I felt amazed by the power of love when contemplating it. When you love something, whether it be a person or passion or endeavor…you have the power to move and be moved. When Ray Bradbury spoke via satellite to Columbia’s 2009 graduating class, he attributed all of his life’s accomplishments to love. Doing everything he did in the spirit of having passion for what he loved. He brought tears to many peoples’ eyes. He was poor and taught himself everything he knew by reading books at the library, and then taking action…which lead him to books, film and numerous collaborations.

That is a love story.

Love has such an immense ability to transform, motivate and inspire. Love can produce the impossible. Love breathes life and stirs us deep. Love is real.

Love comes in so many shapes and forms…I was reminded of 1 Corinthians 13:7  Love bears all things, believes all things, hopes all things, endures all things.

Dreams are a form of life, because dreams are imagined means and outcomes for the desires of our hearts…Dreams present us with possibilities. Love hopes and believes all things. If we apply that sort of thinking, that attitude towards the people in our lives, towards our goals and aspirations— How differently might we behave towards such? Might it encourage change? Is it something to be desired?

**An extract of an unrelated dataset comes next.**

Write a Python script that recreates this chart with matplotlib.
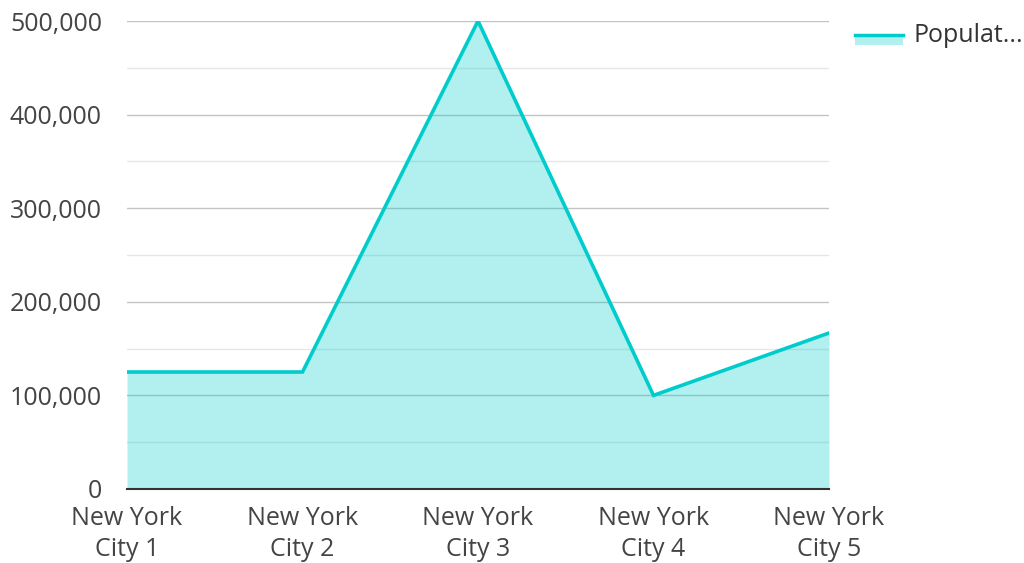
import matplotlib.pyplot as plt
from matplotlib.ticker import MultipleLocator, FuncFormatter
from matplotlib.patches import Rectangle
from matplotlib.lines import Line2D

cities = ['New York\nCity 1', 'New York\nCity 2', 'New York\nCity 3',
          'New York\nCity 4', 'New York\nCity 5']
population = [125000, 125000, 500000, 100000, 166667]
series_name = 'Populat...'

line_color = '#00cccc'

plt.rcParams['font.family'] = ['Open Sans', 'DejaVu Sans']

fig = plt.figure(figsize=(10.24, 5.63), dpi=100)
ax = fig.add_axes([127 / 1024, 1 - 489 / 563, (829 - 127) / 1024, (489 - 21) / 563])

x = list(range(len(cities)))
# translucent fill sits on top of the grid so the gridlines show through tinted
ax.fill_between(x, population, 0, color=line_color, alpha=0.3, linewidth=0, zorder=3)
ax.plot(x, population, color=line_color, linewidth=2.6, zorder=4,
        solid_joinstyle='miter')

ax.set_xlim(0, len(cities) - 1)
ax.set_ylim(0, 500000)
ax.yaxis.set_major_locator(MultipleLocator(100000))
ax.yaxis.set_minor_locator(MultipleLocator(50000))
ax.yaxis.set_major_formatter(FuncFormatter(lambda v, p: f'{int(v):,}'))
ax.grid(True, which='major', axis='y', color='#c4c4c4', linewidth=1, zorder=1)
ax.grid(True, which='minor', axis='y', color='#e6e6e6', linewidth=1, zorder=1)
ax.set_axisbelow(True)

ax.set_xticks(x)
ax.set_xticklabels(cities, linespacing=1.32)
ax.tick_params(axis='both', which='both', length=0, labelsize=18, labelcolor='#444444')
ax.tick_params(axis='x', pad=12)
ax.tick_params(axis='y', pad=18)

for side in ['top', 'right', 'left']:
    ax.spines[side].set_visible(False)
ax.spines['bottom'].set_color('#333333')
ax.spines['bottom'].set_linewidth(1.5)
ax.spines['bottom'].set_zorder(5)

# legend drawn by hand: line over fill swatch
fig.patches.append(Rectangle((855 / 1024, 1 - 45 / 563), 48 / 1024, 10 / 563,
                             transform=fig.transFigure, facecolor=line_color,
                             alpha=0.3, edgecolor='none'))
fig.lines.append(Line2D([855 / 1024, 903 / 1024], [1 - 35 / 563, 1 - 35 / 563],
                        transform=fig.transFigure, color=line_color, linewidth=2.5))
fig.text(914 / 1024, 1 - 35 / 563, series_name, fontsize=18, color='#333333',
         va='center', ha='left')

fig.savefig('out.png', dpi=100)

I think that it is. I talk about love with significant frequency. And I am always seeking to understand and live it better. I hope that my train of thought is understandable, but I needed to type all of this out in hopes that it might mean something to someone. That someone else might read all this, connect it together and to their own lives: desiring to live a life full of such a passion for what they love, that it touches lives.